Foster bawled threats and objurgations after them till they were far out of earshot and then returned to rail at the others. “Hopwood!” he shouted.
They all looked at the place where Hopwood had been sitting. It was vacant. Hopwood had disappeared in his usual sudden manner.
One by one the others tired of Foster’s futile raving and rode away till the hereditary leader of the family was left alone. The frenzy into which he had worked himself had sobered him and he looked after the last of his departing followers with anxious humiliation. He knew the trouble; it had happened before. He had talked too much and done too little. He would have to do something to reinstate himself and he owed the supervisor something anyway. This would be a good chance to kill two birds with one stone. He would have preferred some company but there was no chance of that now, and he prepared to go alone.

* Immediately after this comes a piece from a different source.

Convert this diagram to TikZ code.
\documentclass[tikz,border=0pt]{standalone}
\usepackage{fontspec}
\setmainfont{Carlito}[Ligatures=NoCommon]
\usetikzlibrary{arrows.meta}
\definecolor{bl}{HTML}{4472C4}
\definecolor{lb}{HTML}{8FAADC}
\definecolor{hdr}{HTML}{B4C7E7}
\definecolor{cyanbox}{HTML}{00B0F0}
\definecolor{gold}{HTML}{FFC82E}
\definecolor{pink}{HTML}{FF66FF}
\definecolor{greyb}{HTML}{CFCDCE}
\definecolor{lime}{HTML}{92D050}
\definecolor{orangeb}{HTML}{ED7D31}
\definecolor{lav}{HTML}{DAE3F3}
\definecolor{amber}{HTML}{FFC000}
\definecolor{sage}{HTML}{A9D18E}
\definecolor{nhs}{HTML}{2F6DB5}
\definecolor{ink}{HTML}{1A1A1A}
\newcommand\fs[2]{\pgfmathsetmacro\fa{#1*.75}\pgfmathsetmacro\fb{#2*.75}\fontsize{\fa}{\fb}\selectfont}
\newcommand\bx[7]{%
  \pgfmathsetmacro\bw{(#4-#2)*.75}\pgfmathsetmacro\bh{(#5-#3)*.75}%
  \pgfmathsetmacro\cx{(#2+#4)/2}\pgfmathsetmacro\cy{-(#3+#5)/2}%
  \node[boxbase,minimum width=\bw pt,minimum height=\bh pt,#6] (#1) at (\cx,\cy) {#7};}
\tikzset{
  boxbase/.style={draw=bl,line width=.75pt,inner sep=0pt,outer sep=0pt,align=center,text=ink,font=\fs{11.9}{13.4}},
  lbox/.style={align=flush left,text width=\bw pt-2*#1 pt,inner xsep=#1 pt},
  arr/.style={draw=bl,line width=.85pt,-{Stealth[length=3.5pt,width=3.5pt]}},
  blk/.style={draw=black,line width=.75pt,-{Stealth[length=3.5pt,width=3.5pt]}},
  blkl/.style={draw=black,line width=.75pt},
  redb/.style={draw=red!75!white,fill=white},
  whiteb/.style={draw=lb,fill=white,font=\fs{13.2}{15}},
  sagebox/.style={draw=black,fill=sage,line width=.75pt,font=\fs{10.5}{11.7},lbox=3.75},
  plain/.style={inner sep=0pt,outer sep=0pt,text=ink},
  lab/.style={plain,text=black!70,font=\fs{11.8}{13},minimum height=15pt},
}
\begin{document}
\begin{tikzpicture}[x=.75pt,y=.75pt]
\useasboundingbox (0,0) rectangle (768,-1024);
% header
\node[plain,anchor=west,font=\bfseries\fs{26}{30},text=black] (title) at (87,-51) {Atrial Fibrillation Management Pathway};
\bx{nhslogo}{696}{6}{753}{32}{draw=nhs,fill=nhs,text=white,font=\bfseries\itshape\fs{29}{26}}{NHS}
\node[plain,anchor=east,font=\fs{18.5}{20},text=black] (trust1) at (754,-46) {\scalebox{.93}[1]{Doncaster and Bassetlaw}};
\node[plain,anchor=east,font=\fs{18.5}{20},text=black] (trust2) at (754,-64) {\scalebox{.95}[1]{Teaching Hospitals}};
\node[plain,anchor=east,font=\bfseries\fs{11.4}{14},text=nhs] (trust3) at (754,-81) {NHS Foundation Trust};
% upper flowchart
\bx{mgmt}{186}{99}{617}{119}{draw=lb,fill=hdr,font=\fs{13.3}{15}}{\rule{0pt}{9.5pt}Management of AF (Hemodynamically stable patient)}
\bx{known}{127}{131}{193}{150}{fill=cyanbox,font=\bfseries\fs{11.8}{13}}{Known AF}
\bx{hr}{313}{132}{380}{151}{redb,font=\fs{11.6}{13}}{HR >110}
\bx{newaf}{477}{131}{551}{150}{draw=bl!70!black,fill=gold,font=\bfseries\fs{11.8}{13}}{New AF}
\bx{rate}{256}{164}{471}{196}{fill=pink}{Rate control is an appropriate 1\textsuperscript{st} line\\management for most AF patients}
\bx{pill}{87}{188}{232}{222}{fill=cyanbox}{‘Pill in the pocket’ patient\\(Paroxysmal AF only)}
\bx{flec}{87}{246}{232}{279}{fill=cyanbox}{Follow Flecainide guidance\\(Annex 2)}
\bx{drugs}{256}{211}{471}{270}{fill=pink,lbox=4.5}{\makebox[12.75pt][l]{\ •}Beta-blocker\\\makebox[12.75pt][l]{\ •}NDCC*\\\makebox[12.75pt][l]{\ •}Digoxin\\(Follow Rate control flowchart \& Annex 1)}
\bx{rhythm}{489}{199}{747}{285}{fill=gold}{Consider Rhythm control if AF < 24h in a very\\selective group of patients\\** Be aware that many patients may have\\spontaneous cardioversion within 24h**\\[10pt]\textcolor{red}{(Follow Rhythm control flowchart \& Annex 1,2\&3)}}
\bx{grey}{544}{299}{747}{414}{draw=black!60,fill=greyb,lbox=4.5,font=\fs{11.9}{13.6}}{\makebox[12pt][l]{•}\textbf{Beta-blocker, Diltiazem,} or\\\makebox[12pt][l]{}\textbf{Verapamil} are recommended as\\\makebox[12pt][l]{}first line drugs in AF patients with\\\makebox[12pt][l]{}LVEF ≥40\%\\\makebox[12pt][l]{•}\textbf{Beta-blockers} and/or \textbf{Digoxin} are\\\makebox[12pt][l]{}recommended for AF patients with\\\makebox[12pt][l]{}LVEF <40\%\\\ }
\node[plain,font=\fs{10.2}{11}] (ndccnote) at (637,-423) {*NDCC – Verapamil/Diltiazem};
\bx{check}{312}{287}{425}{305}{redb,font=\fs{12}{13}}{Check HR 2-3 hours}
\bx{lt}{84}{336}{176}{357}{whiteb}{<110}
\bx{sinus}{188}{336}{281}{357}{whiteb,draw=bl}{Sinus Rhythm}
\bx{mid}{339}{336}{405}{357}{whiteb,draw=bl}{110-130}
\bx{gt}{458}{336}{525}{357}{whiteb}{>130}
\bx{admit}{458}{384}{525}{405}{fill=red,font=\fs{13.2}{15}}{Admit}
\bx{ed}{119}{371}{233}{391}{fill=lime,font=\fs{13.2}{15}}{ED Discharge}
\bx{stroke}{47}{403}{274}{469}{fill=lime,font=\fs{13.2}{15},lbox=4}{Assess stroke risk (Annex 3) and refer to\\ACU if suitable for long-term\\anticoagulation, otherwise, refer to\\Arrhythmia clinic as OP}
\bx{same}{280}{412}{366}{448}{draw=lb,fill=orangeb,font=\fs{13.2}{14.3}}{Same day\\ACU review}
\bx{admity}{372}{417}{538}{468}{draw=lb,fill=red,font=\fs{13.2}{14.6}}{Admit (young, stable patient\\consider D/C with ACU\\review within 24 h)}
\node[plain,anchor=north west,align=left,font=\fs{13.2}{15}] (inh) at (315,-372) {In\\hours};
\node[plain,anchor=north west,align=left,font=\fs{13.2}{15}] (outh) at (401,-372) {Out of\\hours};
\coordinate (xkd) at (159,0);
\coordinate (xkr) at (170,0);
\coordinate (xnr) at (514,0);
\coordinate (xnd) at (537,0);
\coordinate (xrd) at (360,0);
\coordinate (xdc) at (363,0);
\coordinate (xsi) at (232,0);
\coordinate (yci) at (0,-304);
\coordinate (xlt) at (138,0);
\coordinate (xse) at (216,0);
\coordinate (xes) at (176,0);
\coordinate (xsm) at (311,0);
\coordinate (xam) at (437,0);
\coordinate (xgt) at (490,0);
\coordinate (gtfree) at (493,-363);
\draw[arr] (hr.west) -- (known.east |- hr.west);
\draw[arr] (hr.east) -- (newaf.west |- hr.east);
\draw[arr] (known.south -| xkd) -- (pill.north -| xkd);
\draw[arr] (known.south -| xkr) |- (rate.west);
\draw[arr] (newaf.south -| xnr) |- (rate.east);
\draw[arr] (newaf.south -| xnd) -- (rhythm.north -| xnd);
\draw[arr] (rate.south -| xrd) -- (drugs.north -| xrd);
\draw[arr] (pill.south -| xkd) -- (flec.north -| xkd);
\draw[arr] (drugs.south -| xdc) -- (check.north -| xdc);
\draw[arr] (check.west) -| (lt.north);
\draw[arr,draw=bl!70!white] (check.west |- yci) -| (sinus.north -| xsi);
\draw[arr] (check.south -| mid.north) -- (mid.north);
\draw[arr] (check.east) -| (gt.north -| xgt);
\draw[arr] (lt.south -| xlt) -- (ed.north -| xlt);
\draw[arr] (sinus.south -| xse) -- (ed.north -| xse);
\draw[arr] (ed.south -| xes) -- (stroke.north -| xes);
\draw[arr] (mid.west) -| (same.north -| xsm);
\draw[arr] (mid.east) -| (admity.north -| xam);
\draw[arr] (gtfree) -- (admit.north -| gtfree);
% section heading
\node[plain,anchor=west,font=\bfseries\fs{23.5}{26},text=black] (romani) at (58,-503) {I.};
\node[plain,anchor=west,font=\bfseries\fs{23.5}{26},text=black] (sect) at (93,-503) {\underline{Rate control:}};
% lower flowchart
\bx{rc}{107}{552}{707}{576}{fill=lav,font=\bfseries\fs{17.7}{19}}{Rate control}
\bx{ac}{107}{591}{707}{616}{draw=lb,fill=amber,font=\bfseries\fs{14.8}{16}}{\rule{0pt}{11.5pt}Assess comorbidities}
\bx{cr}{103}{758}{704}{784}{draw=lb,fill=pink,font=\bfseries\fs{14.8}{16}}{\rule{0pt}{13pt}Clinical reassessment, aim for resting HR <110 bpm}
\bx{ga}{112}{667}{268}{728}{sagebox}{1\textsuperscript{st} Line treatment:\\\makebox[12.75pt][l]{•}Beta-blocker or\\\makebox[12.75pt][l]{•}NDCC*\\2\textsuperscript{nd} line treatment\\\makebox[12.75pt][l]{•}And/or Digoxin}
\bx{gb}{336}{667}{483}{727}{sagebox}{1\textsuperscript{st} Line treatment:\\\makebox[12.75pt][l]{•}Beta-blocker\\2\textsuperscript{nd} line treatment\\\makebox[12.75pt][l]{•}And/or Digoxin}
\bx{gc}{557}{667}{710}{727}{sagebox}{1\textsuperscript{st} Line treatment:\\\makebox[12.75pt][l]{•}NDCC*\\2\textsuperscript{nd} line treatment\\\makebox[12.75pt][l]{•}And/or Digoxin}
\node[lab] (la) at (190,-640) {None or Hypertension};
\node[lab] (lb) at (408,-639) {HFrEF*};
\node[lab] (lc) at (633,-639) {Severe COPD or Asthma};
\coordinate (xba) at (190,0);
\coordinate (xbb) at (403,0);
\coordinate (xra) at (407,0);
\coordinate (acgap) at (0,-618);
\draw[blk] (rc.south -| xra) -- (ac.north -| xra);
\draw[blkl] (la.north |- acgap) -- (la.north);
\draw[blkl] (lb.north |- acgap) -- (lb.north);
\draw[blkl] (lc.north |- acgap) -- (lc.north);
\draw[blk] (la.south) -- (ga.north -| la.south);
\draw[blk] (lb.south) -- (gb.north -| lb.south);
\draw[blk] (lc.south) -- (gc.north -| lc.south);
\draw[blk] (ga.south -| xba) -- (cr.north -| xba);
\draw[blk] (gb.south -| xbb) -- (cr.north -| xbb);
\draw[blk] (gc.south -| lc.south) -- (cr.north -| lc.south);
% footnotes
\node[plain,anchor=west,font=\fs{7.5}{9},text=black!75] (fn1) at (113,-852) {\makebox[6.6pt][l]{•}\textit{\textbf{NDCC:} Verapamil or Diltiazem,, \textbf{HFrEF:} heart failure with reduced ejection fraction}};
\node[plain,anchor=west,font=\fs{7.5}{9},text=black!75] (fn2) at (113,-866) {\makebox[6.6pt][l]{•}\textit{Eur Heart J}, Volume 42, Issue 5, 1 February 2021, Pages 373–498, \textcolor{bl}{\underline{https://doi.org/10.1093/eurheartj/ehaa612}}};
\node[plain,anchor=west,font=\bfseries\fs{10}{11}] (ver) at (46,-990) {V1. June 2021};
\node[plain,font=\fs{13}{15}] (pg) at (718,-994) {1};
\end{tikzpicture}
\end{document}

In the meanwhile Scott was sitting down in the hotel waiting. He knew that nothing could come of this advertisement either on the bulletin board or in the local papers where he had sent it, and he wanted to be about his business. He knew what he was going to do now and he was anxious to be at it, but he knew what a hubbub the news would make among the Waits and he did not want to appear to run away. He had to wait at least till he had seen Foster Wait. It would never do for them to come down and find that he had left the country as soon as he had posted the notice. His duty did not require him to stay there, but his pride did.
He sat on the front porch, from which point of vantage he could bring the whole village under his surveillance at once. He could see the little white square of his posted notice on the bulletin board at the other end of the street, and he watched it curiously to see if any one would read it. He saw two or three from the east slope stop there, and come on to the Morgan store in apparent good humor. No one at all came down from the Wait territory, and Scott was disappointed because they were the ones on whom he was anxious to note the effect.

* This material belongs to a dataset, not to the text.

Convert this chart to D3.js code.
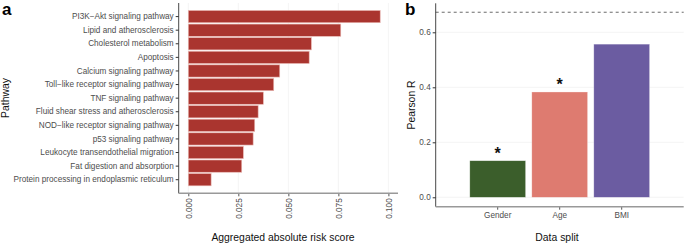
<!DOCTYPE html>
<html>
<head>
<meta charset="utf-8">
<script src="https://cdn.jsdelivr.net/npm/d3@7"></script>
<style>
  body { margin: 0; background: #fff; }
  svg { display: block; font-family: "Liberation Sans", Arial, sans-serif; }
</style>
</head>
<body>
<svg id="chart" width="685" height="244"></svg>
<script>
var width = 685
var height = 244

// panel a
var pathways = ["PI3K\u2212Akt signaling pathway", "Lipid and atherosclerosis", "Cholesterol metabolism",
  "Apoptosis", "Calcium signaling pathway", "Toll\u2212like receptor signaling pathway", "TNF signaling pathway",
  "Fluid shear stress and atherosclerosis", "NOD\u2212like receptor signaling pathway", "p53 signaling pathway",
  "Leukocyte transendothelial migration", "Fat digestion and absorption", "Protein processing in endoplasmic reticulum"]
var riskScores = [0.0959, 0.0762, 0.0615, 0.0604, 0.0457, 0.0427, 0.0375, 0.0349, 0.0332, 0.0324, 0.0275, 0.0267, 0.0114]
var riskTicks = [0, 0.025, 0.05, 0.075, 0.1]

// panel b
var splits = ["Gender", "Age", "BMI"]
var pearsonR = [0.133, 0.383, 0.557]
var significant = [true, true, false]
var splitColors = ["#3b5e2b", "#de7b70", "#6b5ca1"]
var refLine = 0.673
var rTicks = [0, 0.2, 0.4, 0.6]

var svg = d3.select("#chart")
var textCol = "#4d4d4d"
var tickSize = "8.2px"
var titleSize = "10.4px"

// ---------- panel a ----------
var xA = d3.scaleLinear().domain([-0.0048, 0.1048]).range([178.7, 398])
var yA = d3.scaleBand().domain(pathways).range([3, 193.3]).paddingInner(0.1).paddingOuter(0.55)

var gA = svg.append("g")

gA.selectAll(".grid")
    .data(riskTicks)
    .enter()
    .append("line")
    .attr("x1", d => xA(d)).attr("x2", d => xA(d))
    .attr("y1", 3).attr("y2", 193.3)
    .attr("stroke", "#ececec")
    .attr("stroke-width", 0.6)

gA.selectAll(".bar")
    .data(pathways)
    .enter()
    .append("rect")
    .attr("x", xA(0))
    .attr("y", d => yA(d))
    .attr("width", (d, i) => xA(riskScores[i]) - xA(0))
    .attr("height", yA.bandwidth())
    .attr("fill", "#aa352f")
    .attr("stroke", "#e9b8b3")
    .attr("stroke-width", 0.6)

var yAxisA = gA.append("g")
    .attr("transform", "translate(178.7,0)")
    .call(d3.axisLeft(yA).tickSize(3).tickPadding(2))
yAxisA.select(".domain").remove()
yAxisA.selectAll("line").attr("stroke", "#333")
yAxisA.selectAll("text")
    .attr("fill", textCol)
    .style("font-size", tickSize)

gA.append("line")
    .attr("x1", 178.7).attr("x2", 178.7).attr("y1", 3).attr("y2", 193.3)
    .attr("stroke", "#333").attr("stroke-width", 0.9)

var xAxisA = gA.append("g")
    .attr("transform", "translate(0,193.3)")
    .call(d3.axisBottom(xA).tickValues(riskTicks).tickFormat(d3.format(".3f")).tickSize(3))
xAxisA.select(".domain").remove()
xAxisA.selectAll("line").attr("stroke", "#555")
xAxisA.selectAll("text")
    .attr("fill", textCol)
    .style("font-size", tickSize)
    .attr("transform", "rotate(-90)")
    .attr("text-anchor", "end")
    .attr("x", -5)
    .attr("y", 0)
    .attr("dy", "0.35em")

gA.append("line")
    .attr("x1", 178.7).attr("x2", 398).attr("y1", 193.3).attr("y2", 193.3)
    .attr("stroke", "#999").attr("stroke-width", 1.4)

gA.append("text")
    .attr("x", 283).attr("y", 241)
    .attr("text-anchor", "middle")
    .attr("fill", "#111")
    .style("font-size", titleSize)
    .text("Aggregated absolute risk score")

gA.append("text")
    .attr("transform", "translate(9,98) rotate(-90)")
    .attr("text-anchor", "middle")
    .attr("fill", "#111")
    .style("font-size", titleSize)
    .text("Pathway")

gA.append("text")
    .attr("x", 2).attr("y", 15)
    .style("font-size", "17px")
    .style("font-weight", "bold")
    .text("a")

// ---------- panel b ----------
var xB = d3.scaleBand().domain(splits).range([435.7, 683.7]).paddingInner(0.1).paddingOuter(0.55)
var yB = d3.scaleLinear().domain([-0.0342, 0.7055]).range([206.7, 3.3])

var gB = svg.append("g")

gB.selectAll(".grid")
    .data(rTicks)
    .enter()
    .append("line")
    .attr("x1", 435.7).attr("x2", 683.7)
    .attr("y1", d => yB(d)).attr("y2", d => yB(d))
    .attr("stroke", "#ececec")
    .attr("stroke-width", 0.6)

gB.selectAll(".bar")
    .data(splits)
    .enter()
    .append("rect")
    .attr("x", d => xB(d))
    .attr("y", (d, i) => yB(pearsonR[i]))
    .attr("width", xB.bandwidth())
    .attr("height", (d, i) => yB(0) - yB(pearsonR[i]))
    .attr("fill", (d, i) => splitColors[i])
    .attr("stroke", "#ffffff")
    .attr("stroke-opacity", 0.5)
    .attr("stroke-width", 0.6)

gB.selectAll(".star")
    .data(splits.filter((d, i) => significant[i]))
    .enter()
    .append("text")
    .attr("x", d => xB(d) + xB.bandwidth() / 2)
    .attr("y", d => yB(pearsonR[splits.indexOf(d)]) - 2)
    .attr("text-anchor", "middle")
    .style("font-size", "16px")
    .style("font-weight", "bold")
    .attr("fill", "#111")
    .text("*")

gB.append("line")
    .attr("x1", 435.7).attr("x2", 683.7)
    .attr("y1", yB(refLine)).attr("y2", yB(refLine))
    .attr("stroke", "#444")
    .attr("stroke-width", 0.8)
    .attr("stroke-dasharray", "3,3")

var yAxisB = gB.append("g")
    .attr("transform", "translate(435.7,0)")
    .call(d3.axisLeft(yB).tickValues(rTicks).tickFormat(d3.format(".1f")).tickSize(3).tickPadding(2))
yAxisB.select(".domain").remove()
yAxisB.selectAll("line").attr("stroke", "#333")
yAxisB.selectAll("text")
    .attr("fill", textCol)
    .style("font-size", tickSize)

gB.append("line")
    .attr("x1", 435.7).attr("x2", 435.7).attr("y1", 3.3).attr("y2", 206.7)
    .attr("stroke", "#333").attr("stroke-width", 0.9)

var xAxisB = gB.append("g")
    .attr("transform", "translate(0,206.7)")
    .call(d3.axisBottom(xB).tickSize(3).tickPadding(2))
xAxisB.select(".domain").remove()
xAxisB.selectAll("line").attr("stroke", "#555")
xAxisB.selectAll("text")
    .attr("fill", textCol)
    .style("font-size", tickSize)

gB.append("line")
    .attr("x1", 435.7).attr("x2", 683.7).attr("y1", 206.7).attr("y2", 206.7)
    .attr("stroke", "#999").attr("stroke-width", 1.4)

gB.append("text")
    .attr("x", 557).attr("y", 241)
    .attr("text-anchor", "middle")
    .attr("fill", "#111")
    .style("font-size", titleSize)
    .text("Data split")

gB.append("text")
    .attr("transform", "translate(415,105) rotate(-90)")
    .attr("text-anchor", "middle")
    .attr("fill", "#111")
    .style("font-size", titleSize)
    .text("Pearson R")

gB.append("text")
    .attr("x", 405).attr("y", 15)
    .style("font-size", "17px")
    .style("font-weight", "bold")
    .text("b")
</script>
</body>
</html>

One hour crawled slowly after another and he patiently watched the lights and shadows creeping over the mountain slopes as the sun rose higher in the heavens. It was after ten o’clock when Scott happened to glance to his right and started to find Hopwood sitting in an inconspicuous place on the end of the porch.
“Where under the sun did you come from, Hopwood?” he exclaimed.
Hopwood spread his hands in both directions as he always did to indicate that he came from everywhere.
“Foster is pretty mad,” he remarked casually.
“Have you seen him?” Scott asked anxiously.
Hopwood nodded. “I saw them all.”
“I suppose they were holding a big family powwow over it and will all be swarming down here after a while to find out what it means.” Scott chuckled at the discomfiture he was causing the Waits, for he had taken a distinct dislike to the whole tribe with the exception of Hopwood.
“No,” Hopwood remarked quietly, “they are not coming, but maybe Foster will get up the nerve to come down alone. He’ll pretty near have to or he will be done for.”
“What do you mean?” Scott asked. “I thought they always went in a gang.”
Hopwood shook his head. “Sewall would not back him up.”
“Who is Sewall?” Scott had never heard of him and he had gathered from what he had heard that Foster was the leader of the Waits.
“He’s the only Wait who has any brains,” Hopwood answered, and added naïvely, “except me.”
Scott glanced at him keenly but saw only the usual blank expression. “By George, Hopwood!” he exclaimed, “I believe you really have more brains than any of them. But what do you mean by saying that Foster will have to come?”
“He’s been saying so much about what he is going to do to you that he will have to do it or they will quit him,” Hopwood explained.
Scott rubbed his hands with satisfaction at the prospect of a meeting with Foster Wait alone.
“Are you sure he will come, Hopwood?”
Hopwood was silent a moment as though waiting for a message. “Yes,” he said confidently. “He’ll be here in about an hour. Don’t let him scare you. He’s a coward.”
“Going to try to scare me into it, is he?” Scott asked, but Hopwood had disappeared and left him to plan alone for his meeting with Foster Wait.